I always thought it was to establish a already proven devloper relations program to go head to head with the likes of TWIMTBP.
 
I always thought it was to establish a already proven devloper relations program to go head to head with the likes of TWIMTBP.

Even in the context of current CPU development, those extra cores need to go to use. And "Good physics, only on Core 3!" makes for a pretty nice tag line.
 
But Doug Freedman said that their revenue peaked last quarter. An he is a professional analyst! Of course, he also downgraded the stock back in January when it was at ~$22! And he is the professional analyst!!!! And he used such great arguments to justify his positions as "sources inside AMD" and "RV670 is clocked at 825MHz!!!!! PWMN. 8800GT is 600MHz WTF lame!" Did I mention he is a professional analyst?

LMAO, remember this?

http://forum.beyond3d.com/showpost.php?p=1083833&postcount=665

Freedman knows shit about gfx chips.


You hear me Sound_card? ;)
 
And for the same reason, Ageia would be a pretty good buy for less than $50M.

I think you're very alone with that opinion. Ageia is a turd.

EDIT: Geeforcer, what about Apple?
 
Last edited by a moderator:
I think you're very alone with that opinion. Ageia is a turd.

EDIT: Geeforcer, what about Apple?

Re. Ageia: I think the advent of pervasive multi-core CPUs have renders them largely irrelevant as far as their hardware is concerned.

Re.

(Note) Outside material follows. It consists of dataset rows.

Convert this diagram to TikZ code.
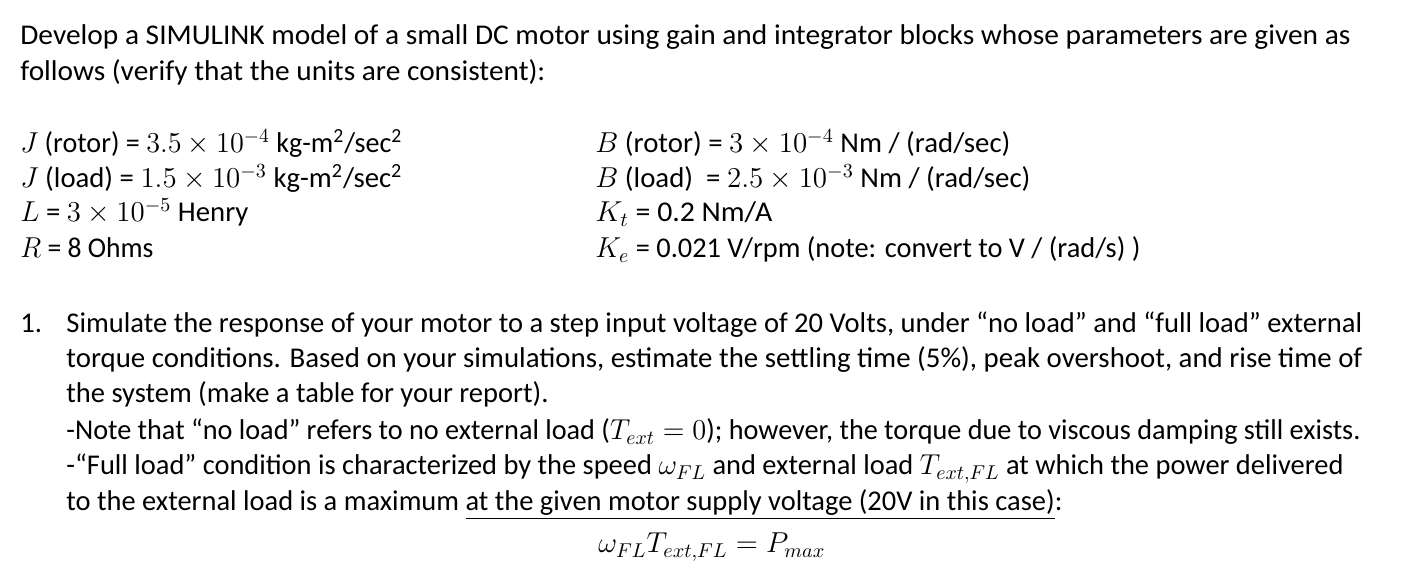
\documentclass[tikz,border=0pt]{standalone}
\usepackage{fontspec}
\setmainfont{Carlito}
\newcommand{\fw}[2]{\resizebox{#1pt}{\height}{#2}}
\begin{document}
\begin{tikzpicture}[x=0.5pt,y=-0.5pt,t/.style={anchor=base west,inner sep=0,font=\fontsize{14.3}{16}\selectfont}]
\useasboundingbox[fill=white] (0,0) rectangle (1417,581);
\node[t] (l1) at (20,45) {\fw{665}{Develop a SIMULINK model of a small DC motor using gain and integrator blocks whose parameters are given as}};
\node[t] (l2) at (20,81) {\fw{262.5}{follows (verify that the units are consistent):}};
\node[t] (a1) at (20,153) {\fw{191}{$J$ (rotor) = $3.5\times10^{-4}$ kg-m\textsuperscript{2}/sec\textsuperscript{2}}};
\node[t] (a2) at (20,188) {\fw{191}{$J$ (load) = $1.5\times10^{-3}$ kg-m\textsuperscript{2}/sec\textsuperscript{2}}};
\node[t] (a3) at (20,222) {\fw{114}{$L$ = $3\times10^{-5}$ Henry}};
\node[t] (a4) at (20,258) {\fw{66.5}{$R$ = 8 Ohms}};
\node[t] (b1) at (595,153) {\fw{207.5}{$B$ (rotor) = $3\times10^{-4}$ Nm / (rad/sec)}};
\node[t] (b2) at (595,188) {\fw{217.5}{$B$ (load)\ \ = $2.5\times10^{-3}$ Nm / (rad/sec)}};
\node[t] (b3) at (595,222) {\fw{88.5}{$K_t$ = 0.2 Nm/A}};
\node[t] (b4) at (595,258) {\fw{272.5}{$K_e$ = 0.021 V/rpm (note: convert to V / (rad/s) )}};
\node[t] (n1) at (20,333) {1.};
\node[t] (c1) at (66,333) {\fw{648}{Simulate the response of your motor to a step input voltage of 20 Volts, under “no load” and “full load” external}};
\node[t] (c2) at (66,368) {\fw{648}{torque conditions. Based on your simulations, estimate the settling time (5\%), peak overshoot, and rise time of}};
\node[t] (c3) at (66,403) {\fw{241}{the system (make a table for your report).}};
\node[t] (c4) at (66,440) {\fw{647}{-Note that “no load” refers to no external load ($T_{ext}=0$); however, the torque due to viscous damping still exists.}};
\node[t] (c5) at (66,475) {\fw{638.5}{-“Full load” condition is characterized by the speed $\omega_{FL}$ and external load $T_{ext,FL}$ at which the power delivered}};
\node[t] (c6) at (66,511) {\fw{498}{to the external load is a maximum \underline{at the given motor supply voltage (20V in this case)}:}};
\node[t] (eq) at (598,553) {\fw{113.5}{$\omega_{FL}T_{ext,FL}=P_{max}$}};
\end{tikzpicture}
\end{document}
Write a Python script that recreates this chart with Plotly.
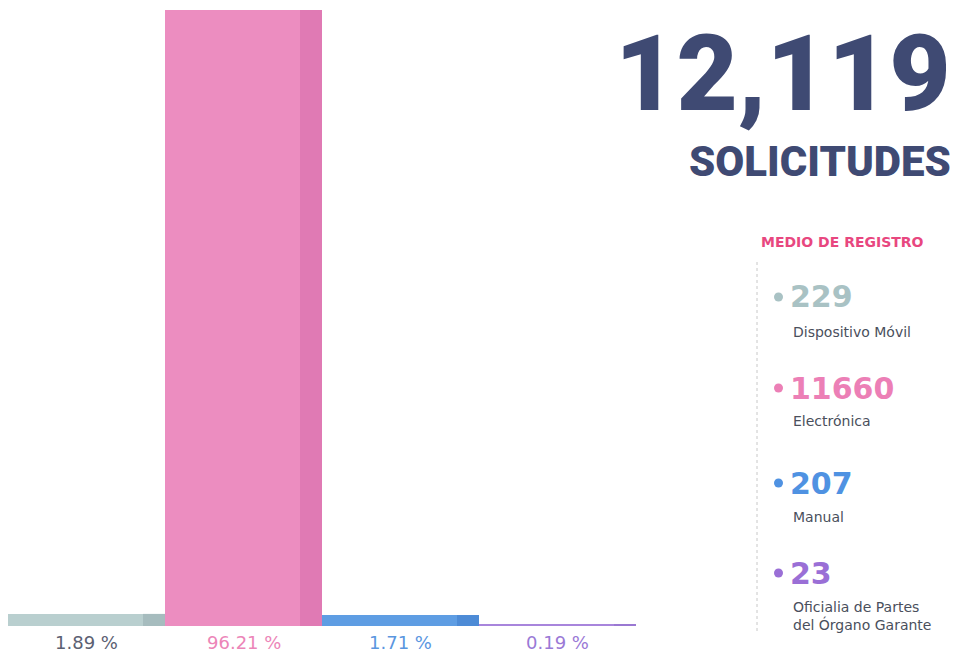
import plotly.graph_objects as go

categories = ["Dispositivo Móvil", "Electrónica", "Manual", "Oficialia de Partes<br>del Órgano Garante"]
values = [229, 11660, 207, 23]
bar_colors = ["#b9cfcf", "#ec8dc0", "#5e9de3", "#a885dc"]
strip_colors = ["#a6bcbe", "#e07ab4", "#4d8bd6", "#9a78d2"]
num_colors = ["#a9c2c4", "#ec7fb6", "#4f92e2", "#9a6fd6"]
pct_colors = ["#5b6072", "#ec85b8", "#5a96df", "#9a79d6"]
total = sum(values)

OFF = 8  # page body margin
W, H = 963 - 2 * OFF, 661 - 2 * OFF
def px(x): return (x - OFF) / W
def py(y): return 1 - (y - OFF) / H

fig = go.Figure()
xs = list(range(len(values)))
fig.add_trace(go.Bar(x=xs, y=values, marker=dict(color=bar_colors, line=dict(width=0)), width=1.0, hoverinfo="skip"))
fig.add_trace(go.Bar(x=xs, y=values, marker=dict(color=strip_colors, line=dict(width=0)), width=0.14, offset=0.36, hoverinfo="skip"))

annotations = []
shapes = []
for i, v in enumerate(values):
    annotations.append(dict(x=i, y=py(642), xref="x", yref="paper", text=f"{v/total*100:.2f} %",
                            showarrow=False, font=dict(family="DejaVu Sans", size=18, color=pct_colors[i]),
                            xanchor="center", yanchor="middle"))

# Headline
annotations.append(dict(x=px(953), y=py(74), xref="paper", yref="paper", text=f"{total:,}",
                        showarrow=False, font=dict(family="Roboto", size=106, color="#3f4a73", weight=900),
                        xanchor="right", yanchor="middle"))
annotations.append(dict(x=px(953), y=py(161), xref="paper", yref="paper", text="SOLICITUDES",
                        showarrow=False, font=dict(family="Roboto", size=42, color="#3f4a73", weight=900),
                        xanchor="right", yanchor="middle"))
annotations.append(dict(x=px(759), y=py(242), xref="paper", yref="paper", text="<b>MEDIO DE REGISTRO</b>",
                        showarrow=False, font=dict(family="DejaVu Sans", size=14, color="#e8477f"),
                        xanchor="left", yanchor="middle"))

num_y = [297, 388, 483, 573]
lab_y = [332, 421, 517, 616]
for i, v in enumerate(values):
    annotations.append(dict(x=px(788), y=py(num_y[i]), xref="paper", yref="paper", text=f"<b>{v}</b>",
                            showarrow=False, font=dict(family="DejaVu Sans", size=30, color=num_colors[i]),
                            xanchor="left", yanchor="middle"))
    annotations.append(dict(x=px(791), y=py(lab_y[i]), xref="paper", yref="paper", text=categories[i],
                            showarrow=False, font=dict(family="DejaVu Sans", size=14, color="#4a4f5c"),
                            xanchor="left", yanchor="middle", align="left"))
    shapes.append(dict(type="circle", xref="paper", yref="paper",
                       x0=px(774), x1=px(783), y0=py(num_y[i] + 4.5), y1=py(num_y[i] - 4.5),
                       fillcolor=num_colors[i], line=dict(width=0)))

shapes.append(dict(type="line", xref="paper", yref="paper", x0=px(757), x1=px(757), y0=py(262), y1=py(632),
                   line=dict(color="#c8c8c8", width=1, dash="dot")))

fig.update_layout(
    width=W, height=H, margin=dict(l=0, r=0, t=0, b=0),
    paper_bgcolor="white", plot_bgcolor="white",
    barmode="overlay", showlegend=False,
    xaxis=dict(domain=[px(8), px(636)], range=[-0.5, 3.5], visible=False, fixedrange=True),
    yaxis=dict(domain=[py(626), py(10)], range=[0, 11660], visible=False, fixedrange=True),
    annotations=annotations, shapes=shapes,
)
fig.write_html("out.html")
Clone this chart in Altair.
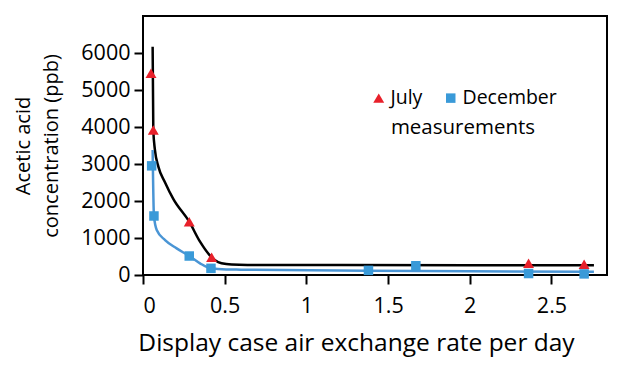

Apple: Jen and the rest of the Nvidia people just could not shut up about how great iPhone is and how nice Leopard is, etc, which in my off-hand estimate represents an infinity percent increase in the number of times Apple has been mentioned during any of the previous CC in recent memory. Remember how Jen all of the sudden started gushing over Sony and PS3 and then a few months later RSX contract was announced? If this is not just a strange coincidence, I think they have picked up a design win or two on that front.